Installation Steps for Mechanical Anchors
The proper installation of mechanical expansion anchors begins with precise drilling to ensure the anchor achieves its full holding capacity. A rotary hammer drill fitted with a carbide-tipped bit matching the anchor’s diameter is necessary for dense masonry. Drilling depth is critical; the hole must be slightly deeper than the intended embedment depth to allow space for dust and debris.
Next, the hole must be meticulously cleaned, as this directly impacts the anchor’s performance. Cleaning involves using a nylon brush to scrub the interior walls, followed by removing all dust and loose particles with a vacuum or forced air. Contaminants left in the hole interfere with the anchor’s friction mechanism, severely reducing its load capacity.
Once cleaned, the mechanical anchor is inserted and set according to its specific design. For a wedge anchor, the fixture is positioned, and the nut is tightened to pull the expansion clip against the concrete. The final step involves applying the correct torque value using a torque wrench. This is essential to achieve specified holding power without causing damage. Improper torquing, either over or under-tightening, results in inadequate grip or substrate failure.
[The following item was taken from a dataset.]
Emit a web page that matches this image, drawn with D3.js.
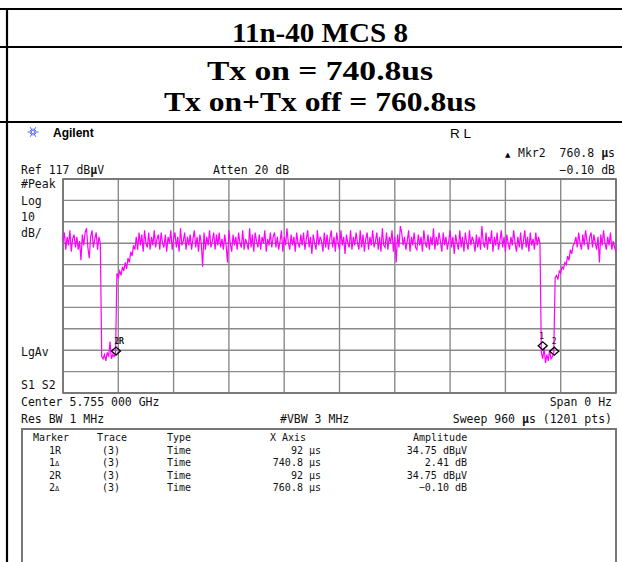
<!DOCTYPE html>
<html><head><meta charset="utf-8">
<script src="https://cdn.jsdelivr.net/npm/d3@7"></script>
<style>html,body{margin:0;padding:0;background:#fff;}svg{display:block;}</style>
</head><body>
<svg id="c" width="622" height="562"></svg>
<script>
// ---------- data ----------
const titleLines = ["11n-40 MCS 8", "Tx on = 740.8us", "Tx on+Tx off = 760.8us"];
const sweepUs = 960;          // zero span sweep time
const refLevel = 117;         // dBµV
const dbPerDiv = 10;
const divisions = 10;

// trace amplitude (dBµV), sampled every 2.4 µs across the 960 µs sweep
const onBurstStart = [88, 92, 84, 90, 86, 93, 83, 89, 91, 85, 90, 84, 88, 79, 91, 86, 92, 94, 85, 80, 90, 93, 85, 89, 92, 84, 90, 87];
const gap1 = [34, 33, 35, 32, 36, 34, 41, 33, 35, 34, 35];
const rise1 = [73, 71, 74, 72, 76, 74, 78, 75, 80, 78, 83, 81, 86, 84];
const onBurstMain = [
  90, 84, 92, 86, 91, 83, 93, 87, 85, 92, 84, 90, 86, 93, 85, 89, 91, 84, 92, 87,
  85, 91, 83, 90, 87, 93, 84, 89, 92, 85, 90, 83, 94, 86, 88, 92, 84, 90, 86, 91,
  84, 89, 93, 85, 90, 83, 91, 87, 76, 92, 84, 90, 86, 93, 85, 88, 92, 84, 91, 86,
  92, 85, 89, 84, 91, 86, 78, 93, 87, 83, 91, 86, 90, 84, 92, 87, 85, 93, 84, 89,
  87, 84, 94, 85, 91, 83, 92, 88, 85, 91, 84, 90, 87, 93, 83, 89, 86, 92, 85, 90,
  92, 85, 90, 84, 88, 93, 83, 90, 86, 94, 87, 84, 91, 86, 90, 83, 92, 87, 85, 91,
  86, 92, 84, 89, 93, 85, 90, 82, 91, 87, 84, 93, 86, 90, 88, 83, 92, 85, 91, 84,
  89, 93, 85, 90, 83, 92, 87, 84, 93, 86, 90, 82, 91, 87, 85, 93, 84, 90, 86, 92,
  87, 84, 93, 85, 91, 83, 89, 92, 84, 90, 86, 93, 85, 88, 92, 84, 90, 83, 94, 86,
  85, 92, 84, 90, 87, 93, 83, 90, 78, 91, 85, 95, 92, 86, 90, 84, 88, 93, 83, 90,
  86, 92, 85, 84, 91, 86, 90, 83, 93, 87, 85, 91, 84, 90, 86, 94, 84, 90, 86, 92,
  88, 83, 92, 86, 90, 84, 88, 93, 85, 90, 82, 91, 87, 84, 93, 85, 90, 83, 92, 87,
  84, 93, 86, 90, 88, 83, 91, 85, 90, 84, 95, 87, 85, 92, 84, 90, 87, 93, 83, 90,
  86, 92, 84, 88, 93, 85, 90, 83, 91, 87, 84, 90, 86, 93, 87, 83, 90, 85, 92, 84,
  88, 93, 85, 90, 83, 92, 86, 89, 84, 92, 86, 90, 87];
const gap2 = [36, 33, 38, 31, 35, 32, 37, 33, 34, 36];
const rise2 = [71, 72, 70, 74, 73, 76, 75, 78, 77, 81, 79, 84, 82, 86, 87];
const onBurstEnd = [90, 85, 92, 87, 84, 91, 86, 93, 88, 84, 90, 92, 85, 91, 87, 84, 90, 78, 91, 86, 93, 87, 84, 90, 86, 92, 84, 88, 85, 83];

// markers
const markerLabels = ["1R", "1\u0394", "2R", "2\u0394"];
const markerTraces = ["(3)", "(3)", "(3)", "(3)"];
const markerTypes = ["Time", "Time", "Time", "Time"];
const markerXText = ["92 \u00b5s", "740.8 \u00b5s", "92 \u00b5s", "760.8 \u00b5s"];
const markerAmpText = ["34.75 dB\u00b5V", "2.41 dB", "34.75 dB\u00b5V", "\u22120.10 dB"];
const refMarkerTime = 92, refMarkerAmp = 34.75;
const deltaTimes = [740.8, 760.8];
const deltaAmps = [2.41, -0.10];

// ---------- drawing ----------
const svg = d3.select("#c");
const trace = [].concat(onBurstStart, gap1, rise1, onBurstMain, gap2, rise2, onBurstEnd);
const stepUs = sweepUs / (trace.length - 1);

// page table lines
const black = "#000";
[9, 47, 122].forEach(y => svg.append("line").attr("x1", 0).attr("x2", 622).attr("y1", y).attr("y2", y)
  .attr("stroke", black).attr("stroke-width", 2.2));
svg.append("line").attr("x1", 7).attr("x2", 7).attr("y1", 8).attr("y2", 562).attr("stroke", black).attr("stroke-width", 2.2);

// titles
const titleY = [42, 80, 111];
const titleLen = [176, 226, 312];
titleLines.forEach((t, i) => svg.append("text").attr("x", 320).attr("y", titleY[i]).attr("text-anchor", "middle")
  .attr("font-family", "'Liberation Serif','Times New Roman',serif").attr("font-weight", "bold")
  .attr("font-size", 28).attr("fill", "#000")
  .attr("textLength", titleLen[i]).attr("lengthAdjust", "spacingAndGlyphs").text(t));

// Agilent logo
const logo = svg.append("g").attr("transform", "translate(33,132)");
d3.range(12).forEach(k => {
  const a = k * Math.PI / 6, r = k % 2 ? 3.5 : 5.5;
  logo.append("line").attr("x1", 0).attr("y1", 0).attr("x2", r * Math.cos(a)).attr("y2", r * Math.sin(a))
    .attr("stroke", "#3a4cff").attr("stroke-width", 0.9);
});
logo.append("circle").attr("r", 1.2).attr("fill", "#fff");
svg.append("text").attr("x", 53).attr("y", 137).attr("font-family", "'Liberation Sans',Arial,sans-serif")
  .attr("font-weight", "bold").attr("font-size", 12).text("Agilent");
svg.append("text").attr("x", 450).attr("y", 138).attr("font-family", "'Liberation Sans',Arial,sans-serif")
  .attr("font-size", 13.5).text("R L");

// analyzer text
const mono = "'DejaVu Sans Mono',monospace";
function mtext(x, y, parts, anchor, size) {
  const t = svg.append("text").attr("x", x).attr("y", y).attr("font-family", mono)
    .attr("font-size", size || 11.5).attr("fill", "#111").attr("text-anchor", anchor || "start");
  (Array.isArray(parts) ? parts : [[parts]]).forEach(p => {
    const s = t.append("tspan").text(p[0]);
    if (p[1]) s.attr("font-weight", "bold");
  });
  return t;
}
mtext(21, 174, [["Ref 117 dB"], ["\u00b5", 1], ["V"]]);
mtext(213, 174, "Atten 20 dB");
mtext(615, 174, "\u22120.10 dB", "end");
svg.append("text").attr("x", 505).attr("y", 157).attr("font-size", 7).attr("font-family", "'DejaVu Sans',sans-serif").text("\u25b2");
mtext(518, 157, "Mkr2");
mtext(615, 157, [["760.8 "], ["\u00b5", 1], ["s"]], "end");
mtext(21, 188, "#Peak");
mtext(21, 205, "Log");
mtext(21, 221, "10");
mtext(21, 237, "dB/");
mtext(21, 356, "LgAv");
mtext(21, 389, "S1  S2");
mtext(21, 406, "Center 5.755 000 GHz");
mtext(612, 406, "Span 0 Hz", "end");
mtext(21, 423, "Res BW 1 MHz");
mtext(280, 423, "#VBW 3 MHz");
mtext(612, 423, [["Sweep 960 "], ["\u00b5", 1], ["s (1201 pts)"]], "end");

// graticule
const x = d3.scaleLinear().domain([0, sweepUs]).range([63, 616]);
const y = d3.scaleLinear().domain([refLevel - dbPerDiv * divisions, refLevel]).range([393, 179]);
const grid = svg.append("g");
const xTicks = d3.range(0, divisions + 1).map(i => i * sweepUs / divisions);
const yTicks = d3.range(0, divisions + 1).map(i => refLevel - i * dbPerDiv);
grid.selectAll(".vx").data(xTicks).join("line").attr("x1", d => x(d)).attr("x2", d => x(d))
  .attr("y1", y.range()[1]).attr("y2", y.range()[0]).attr("stroke", "#8a8a8a").attr("stroke-width", 1.4);
grid.selectAll(".hy").data(yTicks).join("line").attr("y1", d => y(d)).attr("y2", d => y(d))
  .attr("x1", x.range()[0]).attr("x2", x.range()[1]).attr("stroke", "#8a8a8a").attr("stroke-width", 1.4);
grid.append("rect").attr("x", 63).attr("y", 179).attr("width", 553).attr("height", 214)
  .attr("fill", "none").attr("stroke", "#6e6e6e").attr("stroke-width", 1.6);

// trace
const line = d3.line().x((d, i) => x(i * stepUs)).y(d => y(d));
svg.append("path").datum(trace).attr("d", line).attr("fill", "none")
  .attr("stroke", "#ff00ff").attr("stroke-width", 1.2);

// markers
const mk = [
  { t: refMarkerTime, a: refMarkerAmp, lab: ["1R", "2R"], dx: 3 },
  { t: refMarkerTime + deltaTimes[0], a: refMarkerAmp + deltaAmps[0], lab: ["1"], dx: -1 },
  { t: refMarkerTime + deltaTimes[1], a: refMarkerAmp + deltaAmps[1], lab: ["2"], dx: 0 }
];
mk.forEach(m => {
  const cx = x(m.t), cy = y(m.a) - 4;
  svg.append("path").attr("d", `M${cx - 4.5},${cy}L${cx},${cy - 4}L${cx + 4.5},${cy}L${cx},${cy + 4}Z`)
    .attr("fill", "none").attr("stroke", "#000").attr("stroke-width", 1.3);
  m.lab.forEach(l => svg.append("text").attr("x", cx + m.dx).attr("y", cy - 7).attr("text-anchor", "middle")
    .attr("font-family", mono).attr("font-size", 8).attr("fill", "#111").text(l));
});

// marker table box
svg.append("rect").attr("x", 22).attr("y", 429).attr("width", 594).attr("height", 200)
  .attr("fill", "none").attr("stroke", "#777").attr("stroke-width", 2);
const rowY = [441, 454, 466, 479, 491];
const tsz = 10;
mtext(33, rowY[0], "Marker", "start", tsz);
mtext(97, rowY[0], "Trace", "start", tsz);
mtext(167, rowY[0], "Type", "start", tsz);
mtext(270, rowY[0], "X Axis", "start", tsz);
mtext(413, rowY[0], "Amplitude", "start", tsz);
markerLabels.forEach((l, i) => {
  const yy = rowY[i + 1];
  const t = svg.append("text").attr("x", 49).attr("y", yy).attr("font-family", mono).attr("font-size", tsz).attr("fill", "#111");
  t.append("tspan").text(l[0]);
  t.append("tspan").attr("font-size", l[1] === "R" ? tsz : 7).text(l[1]);
  mtext(102, yy, markerTraces[i], "start", tsz);
  mtext(167, yy, markerTypes[i], "start", tsz);
  mtext(321, yy, markerXText[i], "end", tsz);
  mtext(467, yy, markerAmpText[i], "end", tsz);
});
</script>
</body></html>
Load Bearing and Safety Considerations
Understanding the forces acting on an anchor is fundamental to ensuring a safe and durable installation. Anchors are subject to two primary types of force: tension loads, which pull the anchor directly out of the substrate, and shear loads, which act perpendicular to the anchor, attempting to cut or bend it. High-strength anchors are designed to manage one or both of these forces, and their placement must be chosen to counteract the expected direction of the load.
Anchor strength is significantly affected by edge distance and spacing. Edge distance refers to the distance from the anchor to the masonry edge, and spacing is the distance between adjacent anchors. Placing an anchor too close to an edge can cause the material to break out prematurely, a failure mode known as “concrete cone failure.” Manufacturers specify minimum distances because placing anchors too closely causes their stress fields to overlap, reducing the effective load-bearing area.
The quality of the substrate material also determines the final capacity. Cracked concrete or weak materials like old mortar or hollow brick severely reduce the rated load capacity of most expansion anchors. In these compromised substrates, non-expansive chemical anchors or specialized undercut anchors are often necessary to achieve a reliable load rating. Furthermore, environmental exposure dictates material choice; anchors used outdoors or in damp environments should be corrosion-resistant, such as stainless steel, while standard zinc-plated steel is acceptable for dry, indoor applications.